» **Short exercise**: Collect all the lines that mention the word "matplotlib".

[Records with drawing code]
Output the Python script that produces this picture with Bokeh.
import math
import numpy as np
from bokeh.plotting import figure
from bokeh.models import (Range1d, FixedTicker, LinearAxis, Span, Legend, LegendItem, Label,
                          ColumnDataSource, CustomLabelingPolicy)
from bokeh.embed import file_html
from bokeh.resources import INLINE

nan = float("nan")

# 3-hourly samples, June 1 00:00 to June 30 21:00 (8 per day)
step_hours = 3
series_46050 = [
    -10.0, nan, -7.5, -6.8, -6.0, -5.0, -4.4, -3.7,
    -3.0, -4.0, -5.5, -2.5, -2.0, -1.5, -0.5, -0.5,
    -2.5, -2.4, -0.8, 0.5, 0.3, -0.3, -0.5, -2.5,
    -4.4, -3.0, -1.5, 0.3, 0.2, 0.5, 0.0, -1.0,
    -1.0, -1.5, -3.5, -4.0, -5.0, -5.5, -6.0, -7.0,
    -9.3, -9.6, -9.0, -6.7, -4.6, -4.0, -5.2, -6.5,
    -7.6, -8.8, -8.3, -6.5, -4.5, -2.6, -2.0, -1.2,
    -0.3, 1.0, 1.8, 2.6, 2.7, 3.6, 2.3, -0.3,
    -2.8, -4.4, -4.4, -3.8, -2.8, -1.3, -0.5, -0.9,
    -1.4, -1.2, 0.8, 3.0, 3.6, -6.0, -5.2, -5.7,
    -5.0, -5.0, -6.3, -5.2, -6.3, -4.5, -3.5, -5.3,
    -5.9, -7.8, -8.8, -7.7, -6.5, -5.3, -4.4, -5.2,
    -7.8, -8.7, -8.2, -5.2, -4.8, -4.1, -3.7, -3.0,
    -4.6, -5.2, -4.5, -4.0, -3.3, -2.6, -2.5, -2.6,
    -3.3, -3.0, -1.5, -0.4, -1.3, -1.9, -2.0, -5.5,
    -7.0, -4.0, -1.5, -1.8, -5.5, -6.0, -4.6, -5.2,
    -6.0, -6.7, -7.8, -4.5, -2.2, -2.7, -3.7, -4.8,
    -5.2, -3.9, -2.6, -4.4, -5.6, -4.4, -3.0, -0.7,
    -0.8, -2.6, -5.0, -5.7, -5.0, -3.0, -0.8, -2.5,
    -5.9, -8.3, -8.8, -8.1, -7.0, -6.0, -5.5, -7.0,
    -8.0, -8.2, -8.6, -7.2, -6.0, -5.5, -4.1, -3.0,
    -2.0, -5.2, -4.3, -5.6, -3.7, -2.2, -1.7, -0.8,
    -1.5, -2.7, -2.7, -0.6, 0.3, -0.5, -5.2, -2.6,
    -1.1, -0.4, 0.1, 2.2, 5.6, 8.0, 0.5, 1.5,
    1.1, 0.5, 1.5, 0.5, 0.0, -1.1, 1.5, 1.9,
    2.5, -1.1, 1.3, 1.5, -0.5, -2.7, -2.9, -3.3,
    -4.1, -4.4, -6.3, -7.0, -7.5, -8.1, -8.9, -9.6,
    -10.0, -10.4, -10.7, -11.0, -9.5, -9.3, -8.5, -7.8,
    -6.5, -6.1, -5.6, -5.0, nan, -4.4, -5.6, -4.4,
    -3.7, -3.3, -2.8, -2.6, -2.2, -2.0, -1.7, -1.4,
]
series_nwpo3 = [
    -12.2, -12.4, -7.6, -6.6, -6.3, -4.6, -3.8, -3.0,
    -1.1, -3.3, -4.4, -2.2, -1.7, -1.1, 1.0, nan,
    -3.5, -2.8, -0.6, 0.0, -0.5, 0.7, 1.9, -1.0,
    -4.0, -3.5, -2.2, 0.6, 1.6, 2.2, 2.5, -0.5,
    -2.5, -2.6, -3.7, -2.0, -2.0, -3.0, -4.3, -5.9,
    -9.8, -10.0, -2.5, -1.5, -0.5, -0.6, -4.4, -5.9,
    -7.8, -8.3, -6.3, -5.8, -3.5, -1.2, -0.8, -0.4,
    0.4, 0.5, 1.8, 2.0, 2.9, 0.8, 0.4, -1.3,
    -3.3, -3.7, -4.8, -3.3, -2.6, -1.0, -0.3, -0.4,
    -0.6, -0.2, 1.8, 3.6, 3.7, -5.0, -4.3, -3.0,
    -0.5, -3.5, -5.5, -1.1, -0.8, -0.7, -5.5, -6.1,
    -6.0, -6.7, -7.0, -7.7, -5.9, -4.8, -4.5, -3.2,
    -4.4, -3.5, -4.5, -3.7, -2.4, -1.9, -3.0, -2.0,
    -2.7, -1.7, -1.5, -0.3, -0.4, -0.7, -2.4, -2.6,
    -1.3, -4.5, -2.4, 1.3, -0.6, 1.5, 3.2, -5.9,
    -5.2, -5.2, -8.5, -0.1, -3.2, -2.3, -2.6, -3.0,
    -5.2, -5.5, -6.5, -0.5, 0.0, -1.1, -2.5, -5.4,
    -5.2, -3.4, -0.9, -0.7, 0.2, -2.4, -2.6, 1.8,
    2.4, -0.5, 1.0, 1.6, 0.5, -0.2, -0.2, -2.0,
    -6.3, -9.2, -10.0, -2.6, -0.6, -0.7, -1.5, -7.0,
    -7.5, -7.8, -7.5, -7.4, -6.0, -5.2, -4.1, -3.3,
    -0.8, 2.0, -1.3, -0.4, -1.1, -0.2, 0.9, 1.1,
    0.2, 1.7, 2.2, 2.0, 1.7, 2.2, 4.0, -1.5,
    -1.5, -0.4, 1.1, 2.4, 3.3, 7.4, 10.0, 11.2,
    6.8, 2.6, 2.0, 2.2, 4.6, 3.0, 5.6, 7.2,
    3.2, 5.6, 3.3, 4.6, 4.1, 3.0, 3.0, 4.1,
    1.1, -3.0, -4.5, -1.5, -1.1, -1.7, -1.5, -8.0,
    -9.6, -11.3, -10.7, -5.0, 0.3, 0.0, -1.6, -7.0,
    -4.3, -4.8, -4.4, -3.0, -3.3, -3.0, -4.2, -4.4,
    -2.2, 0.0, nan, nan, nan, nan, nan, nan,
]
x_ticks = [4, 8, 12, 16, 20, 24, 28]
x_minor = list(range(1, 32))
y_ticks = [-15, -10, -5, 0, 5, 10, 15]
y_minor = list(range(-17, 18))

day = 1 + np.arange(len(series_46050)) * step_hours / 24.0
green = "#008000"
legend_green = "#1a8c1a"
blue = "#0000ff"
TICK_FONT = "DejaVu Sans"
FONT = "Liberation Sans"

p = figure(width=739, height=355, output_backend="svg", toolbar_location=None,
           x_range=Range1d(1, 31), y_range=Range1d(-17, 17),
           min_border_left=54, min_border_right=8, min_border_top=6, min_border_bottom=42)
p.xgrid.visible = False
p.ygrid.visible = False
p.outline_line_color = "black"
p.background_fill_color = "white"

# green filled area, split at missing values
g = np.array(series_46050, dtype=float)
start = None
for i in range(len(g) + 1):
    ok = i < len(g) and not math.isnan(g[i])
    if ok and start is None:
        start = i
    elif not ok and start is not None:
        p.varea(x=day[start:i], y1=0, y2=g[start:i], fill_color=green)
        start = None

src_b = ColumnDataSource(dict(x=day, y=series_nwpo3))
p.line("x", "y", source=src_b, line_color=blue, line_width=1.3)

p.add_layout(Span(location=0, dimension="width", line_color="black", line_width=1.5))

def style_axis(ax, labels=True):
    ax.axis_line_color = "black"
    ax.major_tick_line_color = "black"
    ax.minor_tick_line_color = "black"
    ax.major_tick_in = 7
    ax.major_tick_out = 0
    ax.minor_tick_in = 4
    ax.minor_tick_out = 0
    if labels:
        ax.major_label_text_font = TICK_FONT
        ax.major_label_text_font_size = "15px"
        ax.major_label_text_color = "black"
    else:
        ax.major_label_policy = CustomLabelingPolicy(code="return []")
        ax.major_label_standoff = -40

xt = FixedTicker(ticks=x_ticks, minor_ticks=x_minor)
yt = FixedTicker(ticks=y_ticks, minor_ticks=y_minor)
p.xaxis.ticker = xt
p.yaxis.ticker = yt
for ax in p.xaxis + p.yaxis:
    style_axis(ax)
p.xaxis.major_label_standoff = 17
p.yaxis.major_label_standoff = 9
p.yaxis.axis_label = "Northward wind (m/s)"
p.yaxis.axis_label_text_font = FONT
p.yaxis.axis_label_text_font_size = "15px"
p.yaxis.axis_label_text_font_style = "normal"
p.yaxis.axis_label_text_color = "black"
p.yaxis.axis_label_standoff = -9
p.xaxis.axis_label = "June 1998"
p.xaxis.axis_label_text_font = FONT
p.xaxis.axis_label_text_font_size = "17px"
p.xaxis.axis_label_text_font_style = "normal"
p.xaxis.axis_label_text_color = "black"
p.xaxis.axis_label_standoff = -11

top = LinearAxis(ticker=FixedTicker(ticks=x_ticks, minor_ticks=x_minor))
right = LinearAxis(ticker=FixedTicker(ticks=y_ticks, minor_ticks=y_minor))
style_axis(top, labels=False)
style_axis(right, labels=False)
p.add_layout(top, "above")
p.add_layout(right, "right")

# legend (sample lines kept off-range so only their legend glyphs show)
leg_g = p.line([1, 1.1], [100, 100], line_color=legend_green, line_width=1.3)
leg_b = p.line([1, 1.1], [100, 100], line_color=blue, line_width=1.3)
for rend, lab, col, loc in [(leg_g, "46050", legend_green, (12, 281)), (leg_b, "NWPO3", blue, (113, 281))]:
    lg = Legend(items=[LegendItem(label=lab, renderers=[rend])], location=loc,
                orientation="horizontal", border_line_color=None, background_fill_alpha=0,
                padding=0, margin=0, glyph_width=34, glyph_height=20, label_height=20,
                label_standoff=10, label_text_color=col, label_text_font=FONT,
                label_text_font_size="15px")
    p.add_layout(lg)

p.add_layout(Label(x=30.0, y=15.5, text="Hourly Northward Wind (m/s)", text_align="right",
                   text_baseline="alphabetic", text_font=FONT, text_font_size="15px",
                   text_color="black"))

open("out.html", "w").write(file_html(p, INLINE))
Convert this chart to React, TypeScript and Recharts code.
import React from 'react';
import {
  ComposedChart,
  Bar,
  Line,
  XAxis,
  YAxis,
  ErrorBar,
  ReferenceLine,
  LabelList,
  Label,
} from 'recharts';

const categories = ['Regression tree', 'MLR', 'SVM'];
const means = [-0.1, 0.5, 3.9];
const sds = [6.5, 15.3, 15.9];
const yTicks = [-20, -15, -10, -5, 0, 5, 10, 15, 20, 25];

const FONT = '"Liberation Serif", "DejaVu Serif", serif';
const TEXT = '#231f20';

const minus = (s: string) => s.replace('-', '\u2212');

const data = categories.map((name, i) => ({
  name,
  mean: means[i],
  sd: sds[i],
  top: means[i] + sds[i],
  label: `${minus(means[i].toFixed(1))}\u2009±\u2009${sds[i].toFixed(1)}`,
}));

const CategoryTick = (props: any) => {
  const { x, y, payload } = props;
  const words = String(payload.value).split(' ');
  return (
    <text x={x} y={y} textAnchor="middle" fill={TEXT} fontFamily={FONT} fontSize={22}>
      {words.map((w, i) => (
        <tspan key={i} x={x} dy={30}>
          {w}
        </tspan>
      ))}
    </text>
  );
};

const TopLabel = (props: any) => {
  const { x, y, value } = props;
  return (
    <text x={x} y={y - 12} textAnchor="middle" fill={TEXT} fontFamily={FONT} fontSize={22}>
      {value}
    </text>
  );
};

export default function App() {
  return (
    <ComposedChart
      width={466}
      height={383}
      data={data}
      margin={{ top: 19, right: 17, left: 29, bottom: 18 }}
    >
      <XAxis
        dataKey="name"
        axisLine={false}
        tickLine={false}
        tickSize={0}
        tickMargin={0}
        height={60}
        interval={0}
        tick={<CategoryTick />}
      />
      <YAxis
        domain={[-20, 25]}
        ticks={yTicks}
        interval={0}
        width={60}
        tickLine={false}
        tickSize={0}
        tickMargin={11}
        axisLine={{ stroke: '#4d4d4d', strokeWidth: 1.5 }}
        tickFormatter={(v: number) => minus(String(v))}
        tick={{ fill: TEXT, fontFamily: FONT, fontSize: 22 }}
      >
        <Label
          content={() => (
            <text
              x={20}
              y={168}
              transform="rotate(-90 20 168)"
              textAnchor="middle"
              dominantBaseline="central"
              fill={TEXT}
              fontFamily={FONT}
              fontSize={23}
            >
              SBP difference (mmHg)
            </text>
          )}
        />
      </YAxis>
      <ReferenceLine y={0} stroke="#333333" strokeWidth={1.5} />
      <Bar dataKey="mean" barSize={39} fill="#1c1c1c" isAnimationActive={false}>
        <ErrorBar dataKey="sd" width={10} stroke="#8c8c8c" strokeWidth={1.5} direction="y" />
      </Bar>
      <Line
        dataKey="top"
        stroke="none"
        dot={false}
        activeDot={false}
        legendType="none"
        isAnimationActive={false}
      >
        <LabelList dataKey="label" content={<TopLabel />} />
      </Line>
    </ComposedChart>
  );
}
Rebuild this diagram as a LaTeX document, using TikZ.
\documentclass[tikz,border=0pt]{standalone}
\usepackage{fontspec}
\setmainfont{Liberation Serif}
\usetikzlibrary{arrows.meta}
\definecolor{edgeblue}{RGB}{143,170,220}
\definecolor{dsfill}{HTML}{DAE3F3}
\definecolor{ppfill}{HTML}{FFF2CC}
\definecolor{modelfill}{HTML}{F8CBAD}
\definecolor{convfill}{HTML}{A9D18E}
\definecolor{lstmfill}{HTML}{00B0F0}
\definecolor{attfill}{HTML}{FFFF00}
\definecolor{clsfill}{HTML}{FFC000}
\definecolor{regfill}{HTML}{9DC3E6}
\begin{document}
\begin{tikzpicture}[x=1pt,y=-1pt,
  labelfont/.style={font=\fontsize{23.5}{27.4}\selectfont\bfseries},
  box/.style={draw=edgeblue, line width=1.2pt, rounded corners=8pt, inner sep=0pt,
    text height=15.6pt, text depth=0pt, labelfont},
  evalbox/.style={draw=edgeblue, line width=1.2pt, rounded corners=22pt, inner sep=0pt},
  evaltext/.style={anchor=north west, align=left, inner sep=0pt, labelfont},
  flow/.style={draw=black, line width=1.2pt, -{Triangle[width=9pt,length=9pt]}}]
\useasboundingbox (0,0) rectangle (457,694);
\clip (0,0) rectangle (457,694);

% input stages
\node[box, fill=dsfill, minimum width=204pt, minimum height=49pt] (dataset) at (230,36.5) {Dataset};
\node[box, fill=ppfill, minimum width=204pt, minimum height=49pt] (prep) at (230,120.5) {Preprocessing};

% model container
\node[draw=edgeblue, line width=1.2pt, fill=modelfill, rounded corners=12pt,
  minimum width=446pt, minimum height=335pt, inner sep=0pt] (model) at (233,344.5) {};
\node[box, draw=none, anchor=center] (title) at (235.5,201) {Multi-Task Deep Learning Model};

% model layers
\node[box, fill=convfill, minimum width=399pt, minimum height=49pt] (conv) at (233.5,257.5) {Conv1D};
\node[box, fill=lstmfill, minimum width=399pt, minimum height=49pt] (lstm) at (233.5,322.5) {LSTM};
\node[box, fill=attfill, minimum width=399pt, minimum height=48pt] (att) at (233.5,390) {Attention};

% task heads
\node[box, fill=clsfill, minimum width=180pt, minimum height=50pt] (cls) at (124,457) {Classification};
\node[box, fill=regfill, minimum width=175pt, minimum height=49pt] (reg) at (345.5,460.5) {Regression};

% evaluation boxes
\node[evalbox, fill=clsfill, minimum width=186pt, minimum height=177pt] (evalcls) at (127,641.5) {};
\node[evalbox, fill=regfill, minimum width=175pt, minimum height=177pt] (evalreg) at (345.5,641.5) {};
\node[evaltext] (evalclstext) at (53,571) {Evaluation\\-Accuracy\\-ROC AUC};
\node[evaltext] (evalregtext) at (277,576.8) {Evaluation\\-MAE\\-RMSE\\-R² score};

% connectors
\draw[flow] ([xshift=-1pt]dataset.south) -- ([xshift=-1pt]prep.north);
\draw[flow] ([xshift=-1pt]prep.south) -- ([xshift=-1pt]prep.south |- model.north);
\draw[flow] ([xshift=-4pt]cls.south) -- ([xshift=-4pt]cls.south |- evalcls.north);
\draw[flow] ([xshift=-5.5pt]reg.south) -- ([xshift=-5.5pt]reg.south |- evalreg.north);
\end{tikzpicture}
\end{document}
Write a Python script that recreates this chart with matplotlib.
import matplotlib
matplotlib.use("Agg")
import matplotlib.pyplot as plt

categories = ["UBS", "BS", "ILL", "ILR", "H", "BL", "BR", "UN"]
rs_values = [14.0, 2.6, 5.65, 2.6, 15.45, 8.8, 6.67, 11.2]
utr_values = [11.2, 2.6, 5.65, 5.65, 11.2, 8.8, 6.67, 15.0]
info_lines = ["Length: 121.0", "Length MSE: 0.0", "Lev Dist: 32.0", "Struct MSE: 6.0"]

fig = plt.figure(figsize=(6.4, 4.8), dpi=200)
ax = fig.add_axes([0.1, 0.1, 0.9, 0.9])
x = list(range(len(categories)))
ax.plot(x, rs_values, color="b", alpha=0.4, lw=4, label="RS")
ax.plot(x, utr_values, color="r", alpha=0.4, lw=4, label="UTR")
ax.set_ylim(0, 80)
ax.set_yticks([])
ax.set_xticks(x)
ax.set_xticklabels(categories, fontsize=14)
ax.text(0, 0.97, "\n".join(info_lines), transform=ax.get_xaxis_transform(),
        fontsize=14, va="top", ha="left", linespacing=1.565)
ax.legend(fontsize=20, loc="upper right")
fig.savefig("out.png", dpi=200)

» **Solution to this task**:
Write a Python script that recreates this chart with matplotlib.
import matplotlib
matplotlib.use("Agg")
import matplotlib.pyplot as plt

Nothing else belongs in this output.